3. Has the IB made itself conversant with the reported frequent visits to a Gulf destination of the family members of two of the three army names given above, and whom they meet while there, as also the sources of local hospitality? Are such reports true? And is the IB aware that foreign intelligence agencies have been tracking such "spousal and offspring movements" of key individuals in India, and that these may later be used for purposes of information, influence or blackmail?
4. Is the IB aware of the increase in wealth of at least three immediate predecessors in office of Gen. V.K. Singh, and in particular, does it have information on the newly-acquired property holdings within the National Capital Region of the former COASs and their family members? Has any investigation been done into such assets in their and their close relatives' names, in view of multiple complaints that have been received by official agencies about improper dealings? If the IB has not compiled any such register of assets, even while foreign agencies have, why such lack of action in the case of those making core national security decisions?
5. Is the IB aware that the children of several VVIPs — including UPA chairperson Sonia Gandhi and Central minister Vilasro Deshmukh — have made several visits almost every month to the same Gulf destinations, without ostensible cause? Is the IB aware of the citizenship and linkages of the foreign nationals that the VVIP offspring are meeting while on such visits, both in the Gulf location and on subsequent legs of their foreign trips, or that other intelligence agencies are regularly collecting such information?
6. Has the IB been asked to not keep a record of the foreign travel and other activities of the close relatives (i.e. children and sisters) of UPA chairperson Sonia Gandhi, even though some have extensive interaction with foreign business and other entities in direct commercial and geopolitical competition with Indian interests? Have the relevant levels of government been kept informed of such contacts, and if so, what action has been taken? Also, is the IB aware that foreign relatives of a prominent India-based politician regularly arrive and depart the country accompanied by (state-protected) children and in-laws of the said leader, thereby evading mandatory security checks? Is the IB aware that such a wholesale exemption from screening to a particular family that comprises more than 90% foreign nationals within its number may lead to documents and other precious artefacts being smuggled out for sale or dissemination? If so, why has such an immunity been permitted, and for so long?
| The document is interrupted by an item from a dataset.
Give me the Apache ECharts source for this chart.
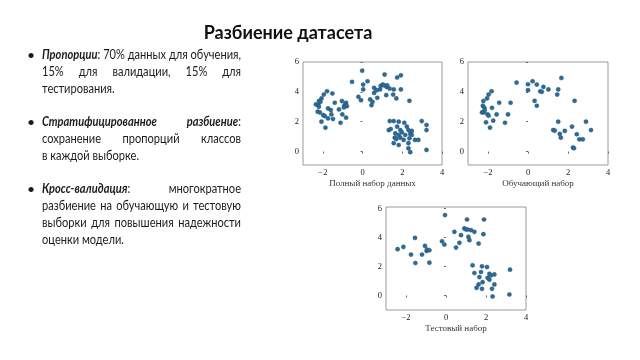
<!DOCTYPE html>
<html><head><meta charset="utf-8">
<script src="https://cdn.jsdelivr.net/npm/echarts@6/dist/echarts.min.js"></script>
<style>html,body{margin:0;padding:0;background:#fff}#c{width:640px;height:360px}</style>
</head><body><div id="c"></div>
<script>
// ---------- data ----------
const xTicks = [-2, 0, 2, 4];
const yTicks = [0, 2, 4, 6];
const plotNames = ['Полный набор данных', 'Обучающий набор', 'Тестовый набор'];
const titleText = 'Разбиение датасета';

const fullData = [
  [-1.79,4.04],[-1.95,3.82],[-1.52,3.89],[-2.07,3.56],[-2.2,3.38],[-2.35,3.16],[-2.23,3.11],[-2.12,3.33],
  [-1.40,3.27],[-1.04,3.38],[-0.83,3.27],[-0.91,3.11],[-0.79,3.04],[-0.94,2.96],[-1.19,2.82],[-1.74,2.89],
  [-2.26,2.67],[-2.15,2.62],[-1.98,2.44],[-1.90,2.38],[-1.60,2.78],[-1.57,2.49],[-1.74,2.22],[-1.49,2.18],
  [-2.07,2.0],[-1.11,1.93],[-0.83,2.27],[-1.02,2.49],[-1.87,1.6],[-2.2,3.0],
  [-0.02,5.42],[-0.53,4.67],[0.25,4.71],[0.03,4.49],[0.03,4.16],[-0.21,3.67],[-0.08,3.44],[0.38,3.49],
  [0.50,3.33],[0.45,3.11],[0.58,4.27],[0.71,4.11],[0.88,4.16],[0.91,4.4],[1.02,4.49],[1.11,5.16],
  [1.21,4.33],[1.24,4.44],[1.36,4.22],[1.57,4.16],[1.74,4.96],[1.93,5.11],[1.93,4.16],[1.19,3.78],
  [0.74,3.6],[1.70,3.56],[1.54,3.82],[2.36,3.4],[0.58,3.93],[1.07,4.44],
  [1.37,2.04],[1.57,2.04],[1.82,2.0],[2.1,1.93],[2.98,2.04],[3.22,1.78],[3.22,1.44],[1.32,1.44],
  [1.42,1.51],[1.74,1.67],[1.90,1.44],[2.23,1.67],[2.31,1.44],[2.48,1.38],[1.65,1.22],[1.82,1.11],
  [1.98,1.29],[2.15,1.11],[2.4,1.18],[1.62,0.93],[1.70,0.84],[1.9,0.93],[2.07,0.78],[2.36,0.89],
  [2.64,0.78],[2.81,0.78],[1.57,0.56],[1.82,0.44],[2.31,0.56],[2.31,0.22],[2.4,-0.04],[3.22,0.11],[2.48,1.11]
];
const trainData = [
  [-1.82,4.04],[-1.97,3.82],[-2.05,3.56],[-2.23,3.38],[-2.26,3.07],[-2.18,2.93],[-1.8,2.93],[-1.44,3.27],
  [-0.87,3.27],[-2.30,2.62],[-2.21,2.62],[-2.02,2.49],[-1.97,2.4],[-1.57,2.49],[-1.0,2.49],[-1.74,2.07],
  [-2.1,1.96],[-1.15,1.93],[-1.9,1.6],[-2.16,2.78],
  [-0.57,4.62],[0.23,4.71],[0.0,4.51],[0.44,4.49],[0.0,4.11],[0.61,4.04],[0.69,4.0],[0.77,4.33],
  [1.02,4.16],[1.67,4.93],[1.51,4.16],[1.46,3.82],[0.33,3.4],[0.44,3.07],[2.33,3.4],
  [1.51,2.0],[2.9,2.0],[2.2,1.67],[3.15,1.44],[1.26,1.44],[1.34,1.4],[1.59,1.18],[1.84,1.38],
  [2.44,1.16],[1.64,0.93],[2.57,0.82],[2.74,0.82],[2.25,0.27],[2.3,0.22]
];
const testData = [
  [-2.42,3.19],[-2.13,3.35],[-1.55,3.97],[-1.75,2.82],[-1.53,2.24],[-1.2,2.82],[-1.05,3.42],[-0.97,3.07],
  [-0.95,3.16],[-0.83,3.12],[-0.83,2.26],[-0.2,3.74],[-0.08,3.51],
  [-0.05,5.54],[1.05,5.24],[1.9,5.24],[0.42,4.39],[0.92,4.62],[1.0,4.55],[1.08,4.55],[1.25,4.5],
  [1.42,4.39],[0.75,4.16],[1.12,4.04],[1.87,4.23],[1.17,3.81],[0.67,3.63],[0.5,3.3],[1.63,3.58],
  [1.33,2.08],[1.8,2.01],[2.05,1.96],[1.42,1.55],[1.75,1.62],[2.17,1.5],[2.25,1.39],[2.42,1.45],
  [1.67,1.27],[2.08,1.22],[2.17,1.09],[1.83,0.92],[1.63,0.76],[2.42,0.76],[1.53,0.53],[1.8,0.46],
  [2.3,0.46],[2.33,-0.07],[3.2,1.78],[3.17,0.07]
];

// bullet paragraphs: *...* = bold italic; last line of each paragraph is not justified
const paragraph1 = ['*Пропорции*: 70% данных для обучения,', '15% для валидации, 15% для', 'тестирования.'];
const paragraph2 = ['*Стратифицированное* *разбиение*:', 'сохранение пропорций классов', 'в каждой выборке.'];
const paragraph3 = ['*Кросс-валидация*: многократное', 'разбиение на обучающую и тестовую', 'выборки для повышения надежности', 'оценки модели.'];

// ---------- layout ----------
const BODY_FONT = 'Lato';
const BODY_SIZE = 13.5;
const TEXT_LEFT = 42, TEXT_RIGHT = 241, BULLET_X = 31, LINE_H = 16.8;
const paraTops = [55, 122, 189];

const ctx = document.createElement('canvas').getContext('2d');
function fontStr(bold) { return (bold ? 'italic bold ' : '') + BODY_SIZE + 'px ' + BODY_FONT; }
function rawMeasure(t, bold) { ctx.font = fontStr(bold); return ctx.measureText(t).width; }

function parseLine(line) {
  let state = false; const words = [];
  line.split(' ').forEach(w => {
    const runs = []; let buf = '';
    for (const ch of w) {
      if (ch === '*') { if (buf) runs.push({ t: buf, b: state }); buf = ''; state = !state; }
      else buf += ch;
    }
    if (buf) runs.push({ t: buf, b: state });
    words.push(runs);
  });
  return words;
}
function naturalWidth(line) {
  const words = parseLine(line);
  const w = words.reduce((s, r) => s + r.reduce((a, x) => a + rawMeasure(x.t, x.b), 0), 0);
  return w + (words.length - 1) * rawMeasure(' ', false);
}
// horizontal compression so the Lato text has the narrow (Calibri-like) proportions of the slide
const SX = (TEXT_RIGHT - TEXT_LEFT) / naturalWidth(paragraph1[0]);
function measure(t, bold) { return rawMeasure(t, bold) * SX; }

function lineElements(line, y, justify) {
  const words = parseLine(line);
  const widths = words.map(r => r.reduce((s, x) => s + measure(x.t, x.b), 0));
  const total = widths.reduce((a, b) => a + b, 0);
  const space = measure(' ', false);
  let gap = space;
  if (justify && words.length > 1) gap = Math.max(space * 0.6, (TEXT_RIGHT - TEXT_LEFT - total) / (words.length - 1));
  const els = []; let x = TEXT_LEFT;
  words.forEach((runs, i) => {
    let rx = x;
    runs.forEach(r => {
      els.push({ type: 'text', x: rx, y: y, scaleX: SX, silent: true,
        style: { text: r.t, font: fontStr(r.b), fill: '#1b1b1b', textVerticalAlign: 'middle', textAlign: 'left' } });
      rx += measure(r.t, r.b);
    });
    x += widths[i] + gap;
  });
  return els;
}

const graphics = [];
graphics.push({ type: 'text', x: 288, y: 33, silent: true,
  style: { text: titleText, font: 'bold 18px ' + BODY_FONT, fill: '#111', textAlign: 'center', textVerticalAlign: 'middle' } });
[paragraph1, paragraph2, paragraph3].forEach((para, pi) => {
  const top = paraTops[pi];
  graphics.push({ type: 'text', x: BULLET_X, y: top, silent: true,
    style: { text: '•', font: '14px ' + BODY_FONT, fill: '#1b1b1b', textAlign: 'center', textVerticalAlign: 'middle' } });
  para.forEach((ln, li) => {
    graphics.push(...lineElements(ln, top + li * LINE_H, li < para.length - 1));
  });
});

// ---------- chart ----------
const grids = [
  { left: 303, top: 62, width: 139, height: 103 },
  { left: 468, top: 62, width: 140, height: 103 },
  { left: 386, top: 207, width: 140, height: 103 }
].map(g => Object.assign(g, { show: true, borderColor: '#9a9a9a', borderWidth: 1, backgroundColor: 'transparent' }));

const yRanges = [[-0.9, 6.0], [-0.9, 6.0], [-1.0, 6.1]];
const serif = 'Liberation Serif';
function fmt(v) { return String(v).replace('-', '\u2212'); }
const xAxes = [0, 1, 2].map(i => ({
  type: 'value', gridIndex: i, min: -3, max: 4,
  name: plotNames[i], nameLocation: 'middle', nameGap: 14,
  nameTextStyle: { fontFamily: serif, fontSize: 9, color: '#333' },
  axisLine: { show: false },
  axisTick: { show: true, customValues: xTicks, length: 2, inside: false, lineStyle: { color: '#666' } },
  axisLabel: { customValues: xTicks, margin: 3, fontFamily: serif, fontSize: 8.5, color: '#222', formatter: fmt },
  splitLine: { show: false }
}));
const yAxes = [0, 1, 2].map(i => ({
  type: 'value', gridIndex: i, min: yRanges[i][0], max: yRanges[i][1],
  axisLine: { show: false },
  axisTick: { show: true, customValues: yTicks, length: 2, lineStyle: { color: '#666' } },
  axisLabel: { customValues: yTicks, margin: 4, fontFamily: serif, fontSize: 8.5, color: '#222', formatter: fmt },
  splitLine: { show: false }
}));
const datasets = [fullData, trainData, testData];
const series = datasets.map((d, i) => ({
  type: 'scatter', xAxisIndex: i, yAxisIndex: i, data: d, symbolSize: 4.2,
  itemStyle: { color: '#2b6c98', borderColor: '#1e4d6d', borderWidth: 0.4, opacity: 1 },
  emphasis: { disabled: true }, silent: true
}));

const chart = echarts.init(document.getElementById('c'), null, { renderer: 'canvas' });
chart.setOption({
  animation: false, backgroundColor: '#ffffff',
  grid: grids, xAxis: xAxes, yAxis: yAxes, series: series, graphic: graphics
});
</script></body></html>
7. Does the DIB believe his organisation to be the personal instrument of the rulers of the country, as it was during the British raj, when it served the interests of the colonial masters against that of the people, or will he agree that the organisation needs to place public interest above personal service to a few?
More than 95% of the Intelligence Bureau comprises officers of integrity and commitment to national interest. Only a handful pervert the mandate of the organisation so as to serve private interests. IB director Sandhu needs to allow the 95% in the IB who are honest a free hand to uncover the interests, both Indian and international, that have teamed up to malign COAS Gen. V.K. Singh and Defence Minister A.K. Antony, because of their commitment towards ending the graft and malfeasance that has infected government procurement (in all sectors) for so long. Hopefully, Prime Minister Manmohan Singh will ensure that the muck gets cleaned up, before he becomes a byword in history textbooks as the leader who presided over an empire of sleaze.